Prevention Costs are expenditures incurred specifically to keep non-conformance and defects from occurring in the first place. These expenses are incurred before the operating process begins.

Quality planning involves the engineering time spent designing robust processes and specifications. This planning ensures that the production system is capable of meeting standards.

Employee quality training ensures that all personnel understand the required operational standards and quality protocols. Training creates a culture of quality awareness across the organization.

Prevention also includes supplier certification and qualification, verifying that materials meet stringent standards before production. The process design review, which identifies potential failure points, is also a prevention cost.

Appraisal Costs

Appraisal Costs are expenditures incurred to determine whether products or services actually conform to the requirements. These costs involve measuring and monitoring quality during the operating process.
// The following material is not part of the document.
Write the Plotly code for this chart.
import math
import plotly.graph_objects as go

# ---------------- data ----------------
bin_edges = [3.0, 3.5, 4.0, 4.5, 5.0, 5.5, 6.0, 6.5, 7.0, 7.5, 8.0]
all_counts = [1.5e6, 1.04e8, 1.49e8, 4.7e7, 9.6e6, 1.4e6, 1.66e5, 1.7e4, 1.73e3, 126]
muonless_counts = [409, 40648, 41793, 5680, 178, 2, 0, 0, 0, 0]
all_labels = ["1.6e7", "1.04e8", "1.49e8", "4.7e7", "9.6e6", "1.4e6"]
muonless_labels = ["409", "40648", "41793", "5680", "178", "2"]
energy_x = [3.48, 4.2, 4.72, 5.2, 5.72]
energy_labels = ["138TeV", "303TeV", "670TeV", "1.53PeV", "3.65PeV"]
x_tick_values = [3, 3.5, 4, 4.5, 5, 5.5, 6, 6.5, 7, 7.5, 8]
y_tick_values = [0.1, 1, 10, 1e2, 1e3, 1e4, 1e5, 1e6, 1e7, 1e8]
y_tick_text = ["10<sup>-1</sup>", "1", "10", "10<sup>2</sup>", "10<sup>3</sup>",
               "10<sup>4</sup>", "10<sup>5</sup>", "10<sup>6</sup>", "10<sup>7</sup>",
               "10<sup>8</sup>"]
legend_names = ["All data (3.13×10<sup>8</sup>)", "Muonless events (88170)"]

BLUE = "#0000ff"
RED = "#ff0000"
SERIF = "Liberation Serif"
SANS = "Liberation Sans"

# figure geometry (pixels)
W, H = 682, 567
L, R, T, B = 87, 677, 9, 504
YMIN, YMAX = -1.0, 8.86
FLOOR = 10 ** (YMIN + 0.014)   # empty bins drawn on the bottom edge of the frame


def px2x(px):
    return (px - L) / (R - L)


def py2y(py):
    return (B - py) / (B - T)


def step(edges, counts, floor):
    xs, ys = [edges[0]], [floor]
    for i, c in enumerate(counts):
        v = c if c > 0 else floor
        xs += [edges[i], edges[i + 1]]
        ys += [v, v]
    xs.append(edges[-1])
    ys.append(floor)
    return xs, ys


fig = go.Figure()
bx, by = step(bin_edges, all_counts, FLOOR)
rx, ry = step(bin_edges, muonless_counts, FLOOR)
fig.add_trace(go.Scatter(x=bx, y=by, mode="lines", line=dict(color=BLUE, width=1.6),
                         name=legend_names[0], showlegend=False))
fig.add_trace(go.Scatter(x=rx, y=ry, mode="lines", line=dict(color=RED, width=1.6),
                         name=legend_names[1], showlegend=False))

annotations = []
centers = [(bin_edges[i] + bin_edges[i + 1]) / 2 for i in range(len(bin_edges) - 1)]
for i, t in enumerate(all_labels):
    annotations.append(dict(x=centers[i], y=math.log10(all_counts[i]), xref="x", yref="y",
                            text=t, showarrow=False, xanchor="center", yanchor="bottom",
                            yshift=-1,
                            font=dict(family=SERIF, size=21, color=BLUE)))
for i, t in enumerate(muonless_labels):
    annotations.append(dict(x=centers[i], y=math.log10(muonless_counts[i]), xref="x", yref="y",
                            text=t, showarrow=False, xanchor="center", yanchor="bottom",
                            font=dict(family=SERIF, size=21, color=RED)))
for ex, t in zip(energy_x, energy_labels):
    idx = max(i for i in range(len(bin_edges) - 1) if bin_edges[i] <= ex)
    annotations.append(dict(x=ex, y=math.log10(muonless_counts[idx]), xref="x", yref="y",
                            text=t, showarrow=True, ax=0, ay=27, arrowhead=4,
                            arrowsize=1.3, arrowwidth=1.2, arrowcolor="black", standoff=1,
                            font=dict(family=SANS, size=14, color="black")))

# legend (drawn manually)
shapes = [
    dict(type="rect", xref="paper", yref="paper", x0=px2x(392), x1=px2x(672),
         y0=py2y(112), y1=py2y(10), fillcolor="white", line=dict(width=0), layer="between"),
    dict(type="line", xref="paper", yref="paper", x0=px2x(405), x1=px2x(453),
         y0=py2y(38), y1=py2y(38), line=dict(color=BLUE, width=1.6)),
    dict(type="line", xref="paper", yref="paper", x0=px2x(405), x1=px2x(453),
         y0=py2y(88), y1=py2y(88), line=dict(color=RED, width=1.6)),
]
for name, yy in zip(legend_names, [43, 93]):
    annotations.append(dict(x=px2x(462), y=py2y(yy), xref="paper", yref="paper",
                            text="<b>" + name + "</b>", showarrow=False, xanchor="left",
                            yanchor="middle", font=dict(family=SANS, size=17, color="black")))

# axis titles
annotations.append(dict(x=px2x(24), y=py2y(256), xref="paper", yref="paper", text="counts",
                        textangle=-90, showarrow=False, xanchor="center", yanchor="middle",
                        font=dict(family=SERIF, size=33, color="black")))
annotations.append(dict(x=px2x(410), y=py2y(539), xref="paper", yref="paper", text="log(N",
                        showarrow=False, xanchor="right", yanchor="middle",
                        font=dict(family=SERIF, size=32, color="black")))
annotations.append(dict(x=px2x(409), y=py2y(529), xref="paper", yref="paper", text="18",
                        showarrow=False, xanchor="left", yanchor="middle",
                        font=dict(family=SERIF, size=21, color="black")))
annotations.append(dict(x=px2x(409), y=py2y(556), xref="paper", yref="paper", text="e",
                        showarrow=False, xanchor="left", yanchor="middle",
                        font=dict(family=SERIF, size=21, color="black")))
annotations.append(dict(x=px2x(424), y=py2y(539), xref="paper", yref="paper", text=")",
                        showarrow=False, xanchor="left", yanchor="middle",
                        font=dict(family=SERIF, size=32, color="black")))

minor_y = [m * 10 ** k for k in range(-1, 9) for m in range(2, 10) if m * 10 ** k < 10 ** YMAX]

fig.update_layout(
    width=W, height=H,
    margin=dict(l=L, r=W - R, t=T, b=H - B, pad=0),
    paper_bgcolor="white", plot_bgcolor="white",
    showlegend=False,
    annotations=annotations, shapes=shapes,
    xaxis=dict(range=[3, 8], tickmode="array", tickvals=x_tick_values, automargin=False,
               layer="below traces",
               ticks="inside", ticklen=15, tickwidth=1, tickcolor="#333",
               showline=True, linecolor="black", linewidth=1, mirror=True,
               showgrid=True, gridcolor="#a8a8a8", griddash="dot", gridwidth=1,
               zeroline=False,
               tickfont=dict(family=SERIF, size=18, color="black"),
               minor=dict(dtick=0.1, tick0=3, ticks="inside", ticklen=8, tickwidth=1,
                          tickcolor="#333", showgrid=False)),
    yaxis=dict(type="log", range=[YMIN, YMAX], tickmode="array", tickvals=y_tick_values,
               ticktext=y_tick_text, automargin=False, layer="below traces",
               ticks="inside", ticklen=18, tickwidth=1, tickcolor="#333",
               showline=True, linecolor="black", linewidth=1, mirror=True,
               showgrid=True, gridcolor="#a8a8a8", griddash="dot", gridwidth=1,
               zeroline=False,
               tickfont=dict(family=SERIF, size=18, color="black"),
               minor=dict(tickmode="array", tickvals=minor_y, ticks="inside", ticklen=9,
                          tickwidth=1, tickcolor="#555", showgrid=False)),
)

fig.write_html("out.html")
A primary appraisal cost is the expense associated with inspection and testing of incoming materials. This ensures poor-quality inputs are rejected before they contaminate the production line.

In-process checks and monitoring involve the labor and equipment required for continuous measurement and statistical process control during manufacturing. These checks allow for immediate adjustments before a large batch becomes defective.

Appraisal includes maintaining and calibrating testing equipment, ensuring measurement tools provide accurate data. Periodic quality audits, both internal and external, verify the effectiveness of the quality management system.

The strategic goal of increasing Prevention and Appraisal Costs is to reduce Internal and External Failure Costs. A company’s ideal quality strategy seeks to shift spending from reactive failure costs to proactive conformance costs.

Calculating and Reporting Non Conformance Costs

Accurate calculation of Non Conformance Costs requires a dedicated tracking system integrated with the firm’s cost accounting structure. Businesses must establish specific accounting codes to capture labor hours, material usage, and external fees associated with failure activities.

Data collection mechanisms include logging labor time spent on corrective actions via specialized work orders and tracking material write-offs through inventory systems. Warranty claims are logged against specific product lines and failure modes to isolate the cost source.

Once the total NCC is aggregated, companies use common metrics to express the magnitude of the loss for managerial analysis. A standard metric is expressing NCC as a percentage of sales revenue, ranging from 5% to 25% across industries.

Another metric is expressing NCC as a percentage of manufacturing costs or as a cost per unit produced. These metrics allow management to benchmark performance against historical data and industry peers.

Reporting these costs to executive management is crucial for strategic decision-making and resource allocation. The financial data highlights which product families or processes are generating the most hidden losses, justifying targeted investment in quality improvements.

Accurate calculation of Non Conformance Costs transforms abstract quality concerns into measurable financial imperatives. This reporting mechanism ensures that quality improvement initiatives are prioritized based on their expected return on investment (ROI) in reducing failure expenses.